(Pocket-lint) - Sony's 360 Reality Audio is a high-resolution music platform that aims to make the music you listen to more immersive and realistic.
It's designed to make the music sound like it's coming from lots of different directions, not just left and right.
Here is everything you need to know about Sony's 360 Reality Audio.
How does Sony's 360 Reality Audio work?
Sony's 360 Reality Audio uses something called object-based audio which means that when the sound that's being recorded is encoded, it saves extra data, called metadata which describes the placement of the microphone in a 3D sound field.
In other words, the microphone recording the violins has data attached saying it's at the front left of the recording studio while the microphone covering the trombones notes that it's towards the back, on the right. Oh, and if the trombones are on a higher platform than the violins, that extra height is encoded in the position, too.
This extra data means that when you're listening to the music, it should sound more like the way the music was originally recorded, with a greater sense of reality – as suggested by Sony's name for this system.
It doesn't just apply to music – a gunshot in the background of a music track could be an object and given its own place in the sound field.
How can I listen to Sony 360 Reality Audio?
Tracks that are mastered, or remastered, to play this format will be streamed on regular services like Tidal and Deezer. It's also available via nugs.net, a service that specialises in recording concerts live – which could be an especially cool thing to listen to on this format. In all cases, you'll need a paid-for subscription to hear the right tracks.
Amazon Music HD also has Sony 360 Reality Audio tracks, though at first, these will only be for playback through its speakers, not other hardware – of which more later. Napster will also carry 360 Reality Audio tracks, though we currently have no idea of when this will be.
Do I need new hardware?
Perhaps the best thing about Sony 360 Reality Audio is you don't need to buy any new kit unless you want to listen through speakers. That's because Sony says its platform will work with any headphones. Any.
Sure, you'll get better results with better cans but the magic is done in the encoding, not the headphones.
Sony points out that if you are listening via some of its own headphones you can get an enhanced result. That's through its free Sony Headphones Connect app which personalises the audio to your particular sense of hearing. The app is downloadable on iOS and Android.
It works by taking a photograph of your ear on your smartphone (tip: get someone to help you so you get the position of your ear in the photo just right) and working out from that exactly how you hear. It then optimises the playback for your personal hearing.
What speakers are compatible?
If you want to play music in Sony 360 Reality Audio through a speaker then you need one with the right chip embedded in it. The first to be released was the Amazon Echo Studio, a one-unit smart speaker, but Sony has continued to partner with other brands to create certified playback devices. So far, there's the Sennheiser AMBEO Soundbar and a beastly AV processor from McIntosh, the MX123.
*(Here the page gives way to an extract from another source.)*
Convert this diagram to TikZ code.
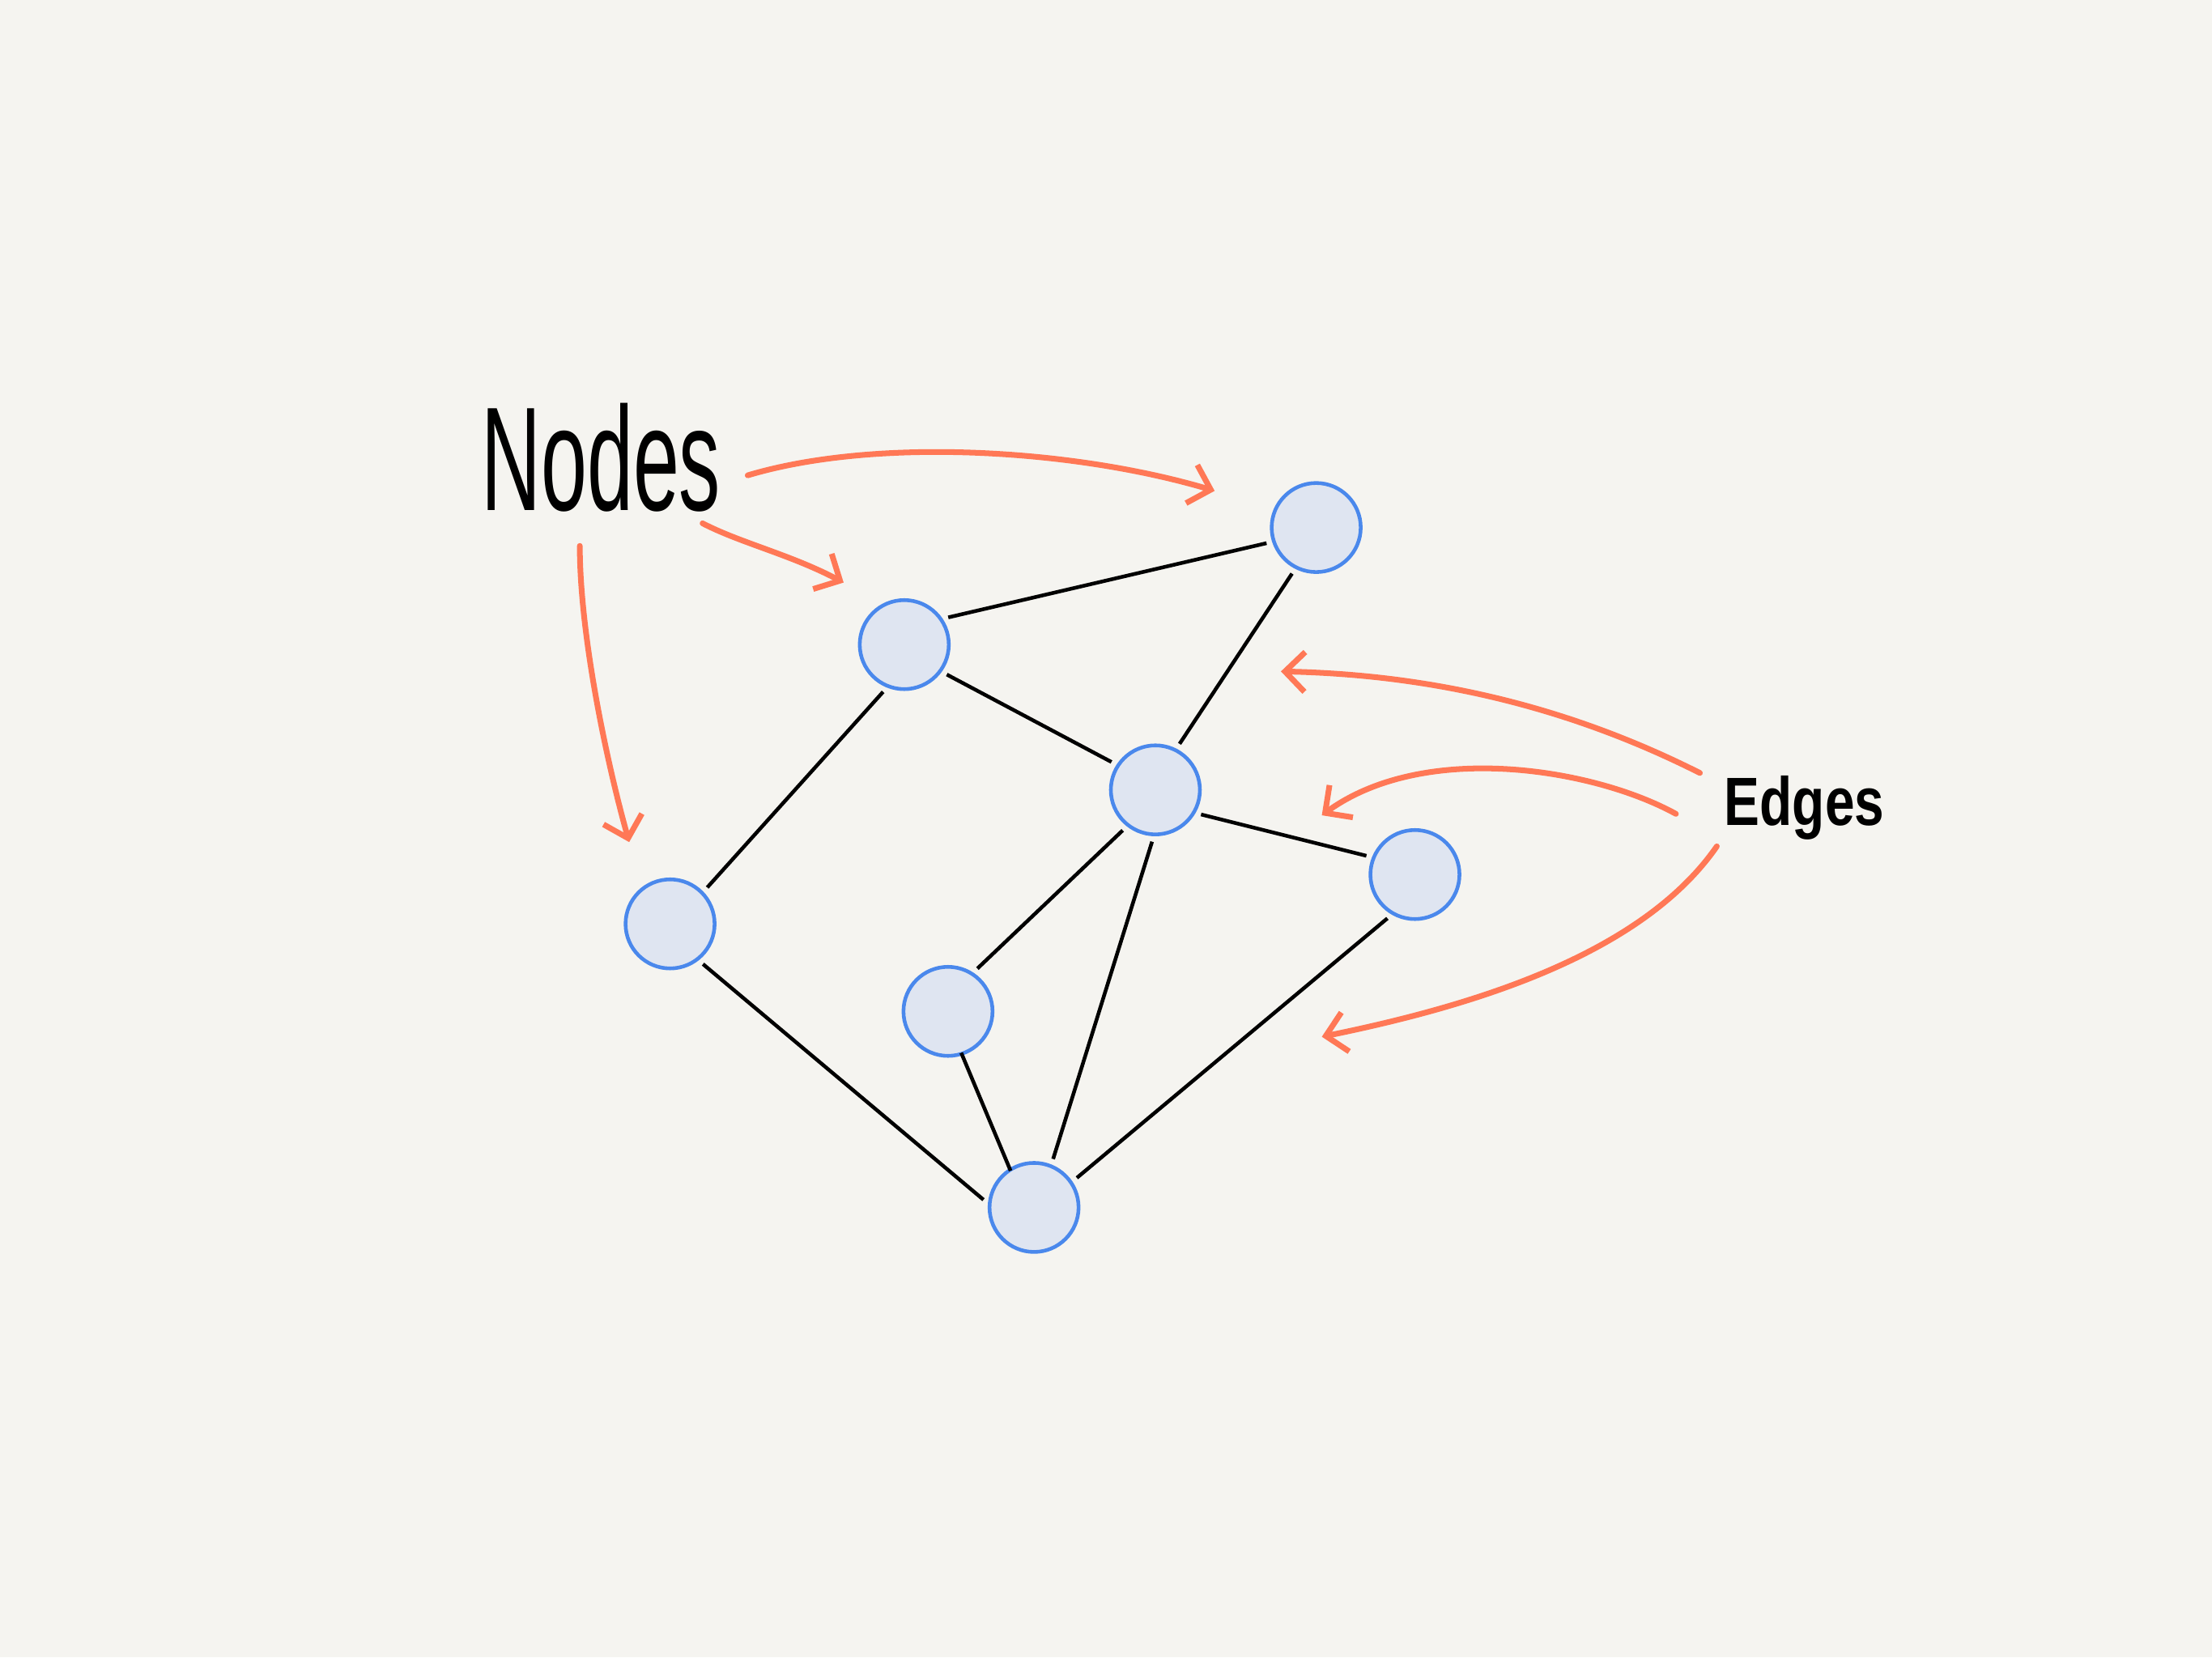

Sony has, of course, released a range of compatible speakers. The range includes the SRS-RA5000 and RA3000 wireless speakers, as well as the HT-A7000 and HT-A5000 soundbars and the HT-A9 surround system.
What tracks are available?
At launch, Sony had 1,000 songs in the new format, and the library continues to grow. These include artists such as Mark Ronson and Pharell Williams plus classic tracks from the likes of Billy Joel and Bob Dylan.
How much does it cost?
You'll need a high fidelity subscription to one of the supported services below, other than that, it doesn't cost you a thing to listen on headphones.
- Tidal - HiFi £19.99 per month
- Deezer - Premium £11.99 per month
- Nugs.net - HiFi $24.99 per month
- Amazon Music HD - £7.99 per month for Prime members / £9.99 for standard users
Is Sony the only system to use object-based audio?
No, there are others already in place, the most well-known of which is Dolby Atmos. The Dolby Atmos Music service is a rival music platform which also aims to offer a realistic surround sound experience. The two formats are not compatible so studio engineers will be kept busy as more tracks are remastered for the new platforms.